I’ve renamed things, so I have to change the Makefile. Note that GCC is now compiled to use the o32 ABI by default.

CFLAGS := -ffreestanding -mfix4300 -G 0 -I../ultra/include

CC := mips32-elf-gcc
LD := mips32-elf-ld

codesegment.o: $(codeobjects)
    $(LD) -nostdlib -r -o $@ $^ ../ultra/lib/libg$(N64LIB).a \
        /opt/n64/lib/gcc/mips32-elf/10.2.0/libgcc.a

onetri.n64: spec codesegment.o $(dataobjects)
    spicy -r $@ spec --toolchain-prefix=mips32-elf-

Compiling it this time works:

$ make
mips32-elf-gcc -ffreestanding -mfix4300 -G 0 -I../ultra/include -DF3DEX_GBI_2 -g -DDEBUG   -c -o onetri.o onetri.c
mips32-elf-gcc -ffreestanding -mfix4300 -G 0 -I../ultra/include -DF3DEX_GBI_2 -g -DDEBUG   -c -o dram_stack.o dram_stack.c
mips32-elf-gcc -ffreestanding -mfix4300 -G 0 -I../ultra/include -DF3DEX_GBI_2 -g -DDEBUG   -c -o rdp_output.o rdp_output.c
mips32-elf-ld -nostdlib -r -o codesegment.o onetri.o dram_stack.o rdp_output.o ../ultra/lib/libgultra_d.a /opt/n64/lib/gcc/mips32-elf/10.2.0/libgcc.a
mips32-elf-gcc -ffreestanding -mfix4300 -G 0 -I../ultra/include -DF3DEX_GBI_2 -g -DDEBUG   -c -o static.o static.c
mips32-elf-gcc -ffreestanding -mfix4300 -G 0 -I../ultra/include -DF3DEX_GBI_2 -g -DDEBUG   -c -o cfb.o cfb.c
mips32-elf-gcc -ffreestanding -mfix4300 -G 0 -I../ultra/include -DF3DEX_GBI_2 -g -DDEBUG   -c -o rsp_cfb.o rsp_cfb.c
spicy -r onetri.n64 spec --toolchain-prefix=mips32-elf-

The emulator crashes, and it’s because we’re missing the boot code. This is created by MakeMask, a program which has another modern replica: MakeMask. This computes a checksum on 1 MiB of data starting at offset 0x1000, but the program just panics because my ROM is not padded out to a large enough size. I made my own fork with some better error handling and made it pad out the ROM: depp/makemask. Additionally, the debug build seems not to work, so I need FINAL=1.

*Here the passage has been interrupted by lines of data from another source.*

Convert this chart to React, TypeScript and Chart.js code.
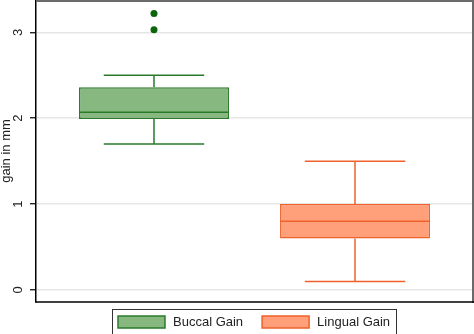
import React, { useEffect, useRef } from "react";
import { Chart, registerables } from "chart.js";

Chart.register(...registerables);

const seriesNames = ["Buccal Gain", "Lingual Gain"];
const positions = [1, 2];
const q1 = [1.99, 0.6];
const medians = [2.07, 0.8];
const q3 = [2.36, 1.0];
const whiskerLow = [1.7, 0.1];
const whiskerHigh = [2.5, 1.5];
const outlierX = [1, 1];
const outlierY = [3.22, 3.03];
const yTicks = [0, 1, 2, 3];
const yTitle = "gain in mm";

const fills = ["#87b87f", "#ffa07a"];
const borders = ["#2b7a2b", "#f0622c"];
const outlierColor = "#0b650b";
const FONT = "'Liberation Sans', Arial, sans-serif";

const boxWidthFrac = 0.746;
const capWidth = 0.5;

const boxPlugin = {
  id: "boxWhiskers",
  afterDatasetsDraw(chart: any) {
    const { ctx, scales } = chart;
    const xs = scales.x;
    const ys = scales.y;
    ctx.save();
    for (let i = 0; i < positions.length; i++) {
      const cx = xs.getPixelForValue(positions[i]);
      const half = xs.getPixelForValue(positions[i] + boxWidthFrac / 2) - cx;
      const capHalf = xs.getPixelForValue(positions[i] + capWidth / 2) - cx;
      ctx.strokeStyle = borders[i];
      ctx.lineWidth = 1.5;
      ctx.beginPath();
      const my = ys.getPixelForValue(medians[i]);
      ctx.moveTo(cx - half, my);
      ctx.lineTo(cx + half, my);
      const yq3 = ys.getPixelForValue(q3[i]);
      const yhi = ys.getPixelForValue(whiskerHigh[i]);
      ctx.moveTo(cx, yq3);
      ctx.lineTo(cx, yhi);
      ctx.moveTo(cx - capHalf, yhi);
      ctx.lineTo(cx + capHalf, yhi);
      const yq1 = ys.getPixelForValue(q1[i]);
      const ylo = ys.getPixelForValue(whiskerLow[i]);
      ctx.moveTo(cx, yq1);
      ctx.lineTo(cx, ylo);
      ctx.moveTo(cx - capHalf, ylo);
      ctx.lineTo(cx + capHalf, ylo);
      ctx.stroke();
    }
    ctx.restore();
  },
};

const framePlugin = {
  id: "frameAndLegend",
  afterDraw(chart: any) {
    const { ctx, chartArea } = chart;
    const { left, right, top, bottom } = chartArea;
    ctx.save();
    ctx.strokeStyle = "#6a6a6a";
    ctx.lineWidth = 2;
    ctx.beginPath();
    ctx.moveTo(left, top + 1);
    ctx.lineTo(right + 2, top + 1);
    ctx.moveTo(right + 1, top);
    ctx.lineTo(right + 1, bottom + 1);
    ctx.stroke();
    ctx.strokeStyle = "#000";
    ctx.lineWidth = 1.5;
    ctx.beginPath();
    ctx.moveTo(left - 0.75, bottom);
    ctx.lineTo(right + 2, bottom);
    ctx.stroke();

    ctx.font = "13px " + FONT;
    const swW = 47;
    const swH = 12;
    const gapText = 8;
    const gapItems = 19;
    const pad = 6;
    const widths = seriesNames.map((n) => swW + gapText + ctx.measureText(n).width);
    const total = widths.reduce((a, b) => a + b, 0) + gapItems * (widths.length - 1);
    const cxc = (left + right) / 2;
    const x0 = Math.round(cxc - total / 2);
    const ly = bottom + 20;
    ctx.strokeStyle = "#333";
    ctx.lineWidth = 1;
    ctx.strokeRect(Math.round(x0 - pad) + 0.5, bottom + 7.5, Math.round(total + 2 * pad), 40);
    let x = x0;
    seriesNames.forEach((n, i) => {
      ctx.fillStyle = fills[i];
      ctx.fillRect(x, ly - swH / 2, swW, swH);
      ctx.strokeStyle = borders[i];
      ctx.lineWidth = 1.5;
      ctx.strokeRect(x, ly - swH / 2, swW, swH);
      ctx.fillStyle = "#222";
      ctx.textAlign = "left";
      ctx.textBaseline = "middle";
      ctx.fillText(n, x + swW + gapText, ly);
      x += widths[i] + gapItems;
    });
    ctx.restore();
  },
};

export default function App() {
  const ref = useRef<HTMLCanvasElement | null>(null);
  useEffect(() => {
    if (!ref.current) return;
    const datasets: any[] = seriesNames.map((name, i) => ({
      type: "bar",
      label: name,
      data: [{ x: positions[i], y: [q1[i], q3[i]] }],
      backgroundColor: fills[i],
      borderColor: borders[i],
      borderWidth: 1.5,
      borderSkipped: false,
      grouped: false,
      categoryPercentage: 1,
      barPercentage: boxWidthFrac,
    }));
    datasets.push({
      type: "scatter",
      label: "outliers",
      data: outlierX.map((xv, i) => ({ x: xv, y: outlierY[i] })),
      backgroundColor: outlierColor,
      borderColor: outlierColor,
      pointRadius: 3.5,
      borderWidth: 0,
      showLine: false,
    });
    const chart = new Chart(ref.current, {
      type: "bar",
      data: { datasets },
      options: {
        animation: false,
        responsive: false,
        events: [],
        layout: { autoPadding: false, padding: { top: 0, right: 2, bottom: 32, left: 0 } },
        plugins: { legend: { display: false }, tooltip: { enabled: false } },
        scales: {
          x: {
            type: "linear",
            display: false,
            offset: false,
            min: 0.413,
            max: 2.582,
            grid: { offset: false },
            afterBuildTicks: (s: any) => {
              s.ticks = positions.map((v) => ({ value: v }));
            },
          },
          y: {
            type: "linear",
            min: -0.14,
            max: 3.376,
            afterBuildTicks: (s: any) => {
              s.ticks = yTicks.map((v) => ({ value: v }));
            },
            afterFit: (s: any) => {
              s.width = 36;
              s.paddingTop = 0;
              s.paddingBottom = 0;
            },
            border: { display: true, color: "#000", width: 1.5 },
            grid: {
              color: "#e6e6e6",
              lineWidth: 1.5,
              tickColor: "#000",
              tickLength: 6,
              tickWidth: 1.2,
            },
            ticks: {
              minRotation: 90,
              maxRotation: 90,
              crossAlign: "center",
              padding: 8,
              color: "#222",
              font: { family: FONT, size: 13 },
            },
            title: {
              display: true,
              text: yTitle,
              color: "#222",
              padding: { top: 0, bottom: 0 },
              font: { family: FONT, size: 13, lineHeight: 1 },
            },
          },
        },
      },
      plugins: [boxPlugin, framePlugin],
    } as any);
    return () => chart.destroy();
  }, []);
  return (
    <div style={{ position: "absolute", left: 0, top: 0, width: 474, height: 334, background: "#fff" }}>
      <canvas ref={ref} width={474} height={334} />
    </div>
  );
}
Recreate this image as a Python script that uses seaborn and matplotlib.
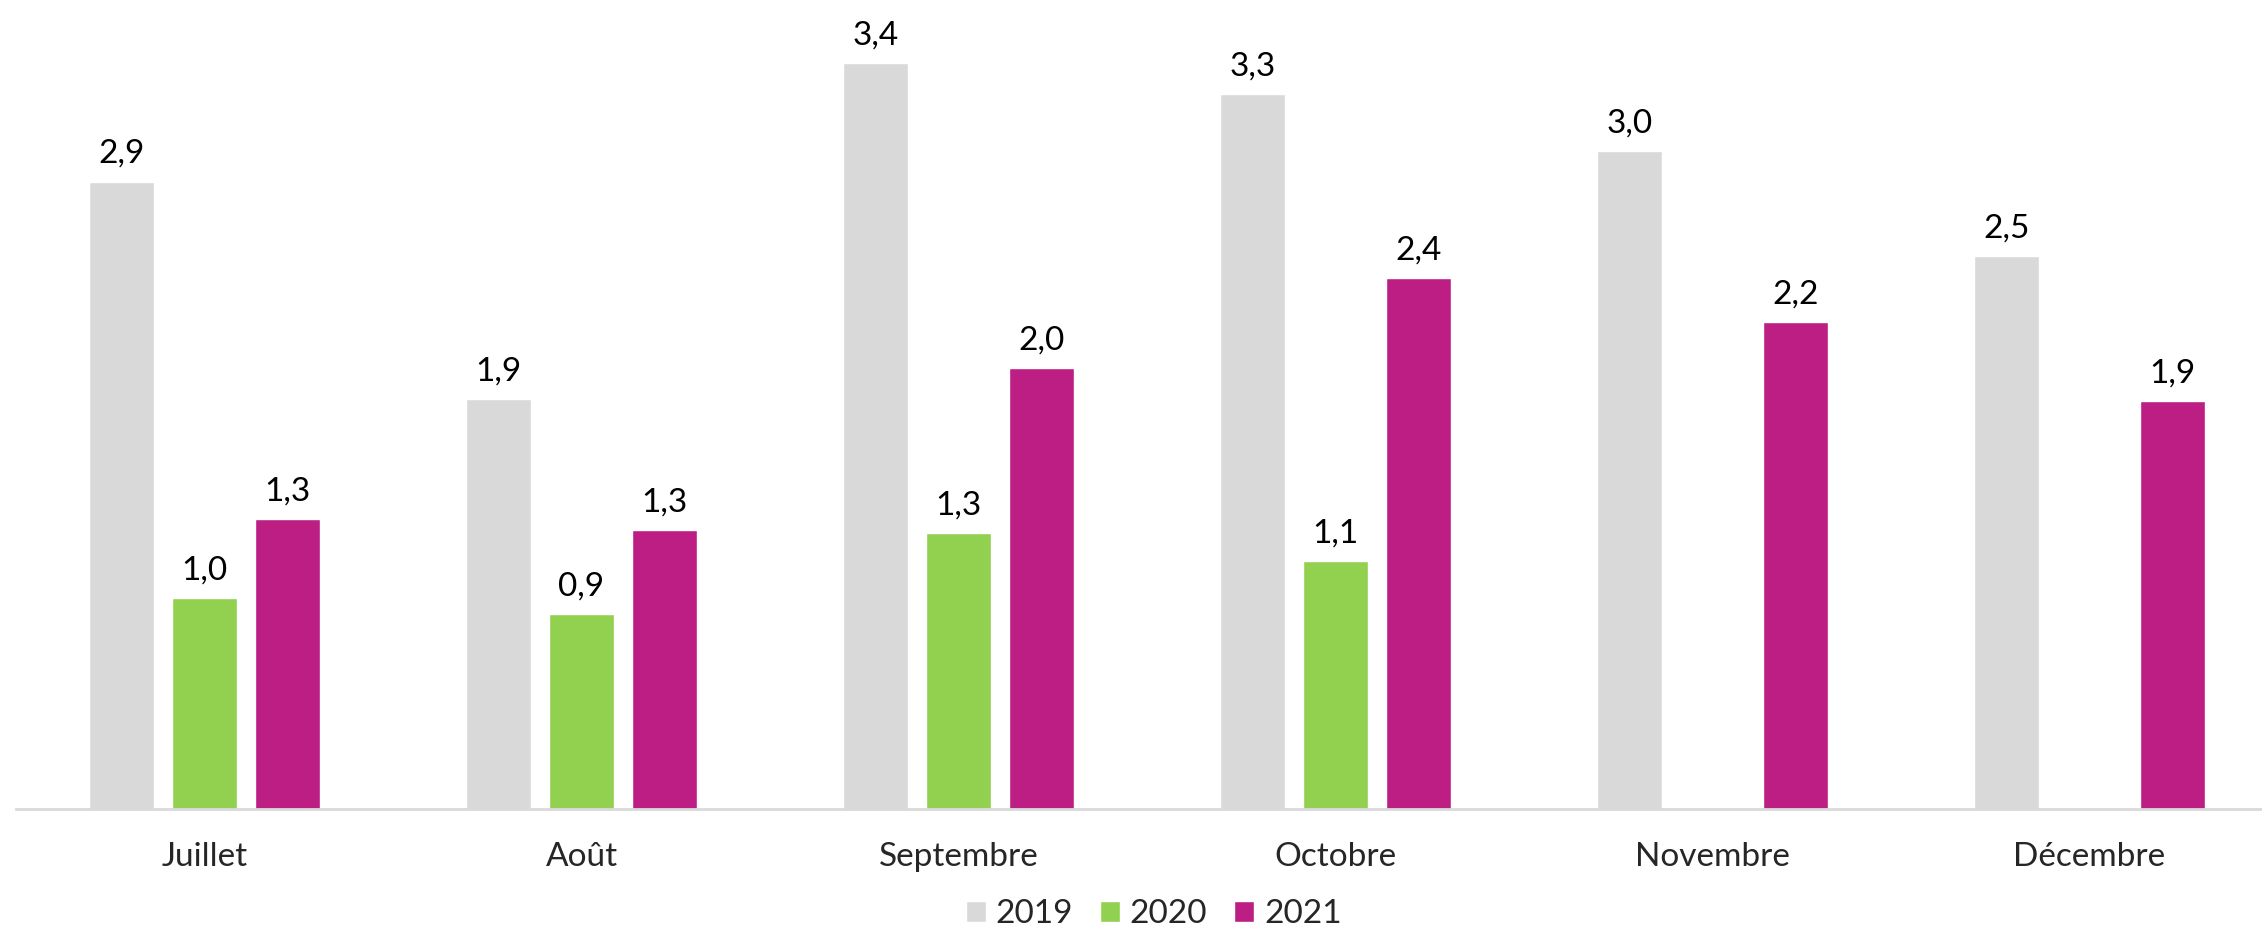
import matplotlib
matplotlib.use("Agg")
import matplotlib.pyplot as plt
import seaborn as sns
import pandas as pd
import numpy as np

months = ['Juillet', 'Août', 'Septembre', 'Octobre', 'Novembre', 'Décembre']
years = ['2019', '2020', '2021']
v2019 = [2.86, 1.87, 3.40, 3.26, 3.00, 2.52]
v2020 = [0.96, 0.89, 1.26, 1.13, np.nan, np.nan]
v2021 = [1.32, 1.27, 2.01, 2.42, 2.22, 1.86]
colors = ['#D9D9D9', '#92D050', '#BC1E84']

df = pd.DataFrame({
    'mois': months * 3,
    'annee': [y for y in years for _ in months],
    'val': v2019 + v2020 + v2021,
})

sns.set_style('white')
plt.rcParams['font.family'] = ['Lato', 'DejaVu Sans']

W, H = 2262, 925
fig = plt.figure(figsize=(W / 100, H / 100), dpi=100)
ax = fig.add_axes([16 / W, (H - 809) / H, (W - 16) / W, 809 / H])

sns.barplot(data=df, x='mois', y='val', hue='annee', hue_order=years,
            order=months, palette=colors, width=0.66, gap=0.22,
            saturation=1, ax=ax, legend=True)

for cont in ax.containers:
    labels = ['' if np.isnan(v) else f'{v:.1f}'.replace('.', ',') for v in cont.datavalues]
    ax.bar_label(cont, labels=labels, padding=9, fontsize=24, color='black')

ax.set_xlabel('')
ax.set_ylabel('')
ax.set_yticks([])
for s in ['top', 'right', 'left']:
    ax.spines[s].set_visible(False)
ax.spines['bottom'].set_color('#D9D9D9')
ax.spines['bottom'].set_linewidth(2)

# category separators as minor ticks (set before the limits, set_xticks widens the view)
ax.set_xticks(np.arange(-0.5, 6.5, 1.0), minor=True)
ax.tick_params(axis='x', which='minor', length=10, width=1.5, color='#D9D9D9', direction='out')
ax.tick_params(axis='x', which='major', length=0, labelsize=24, pad=24)

ax.set_ylim(0, 809 / 219.4)
ax.set_xlim(-0.5, -0.5 + (W - 16) / 377)

handles, labels = ax.get_legend_handles_labels()
ax.legend_.remove()
fig.legend(handles, labels, loc='center', bbox_to_anchor=(0.51, 0.012), ncol=3,
           frameon=False, fontsize=24, handlelength=0.6, handleheight=0.6,
           handletextpad=0.3, columnspacing=0.8)

fig.savefig('out.png', dpi=100)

Update: A previous version of this post wrote makerom instead of makemask below.

$ make clean
$ make FINAL=1
$ makemask onetri.n64
$ /usr/games/mupen64plus onetri.n64
Colored Square in Nintendo 64 Emulator

I’m going to bed. At some point in the future I’ll figure out how to make a game in this Byzantine development environment.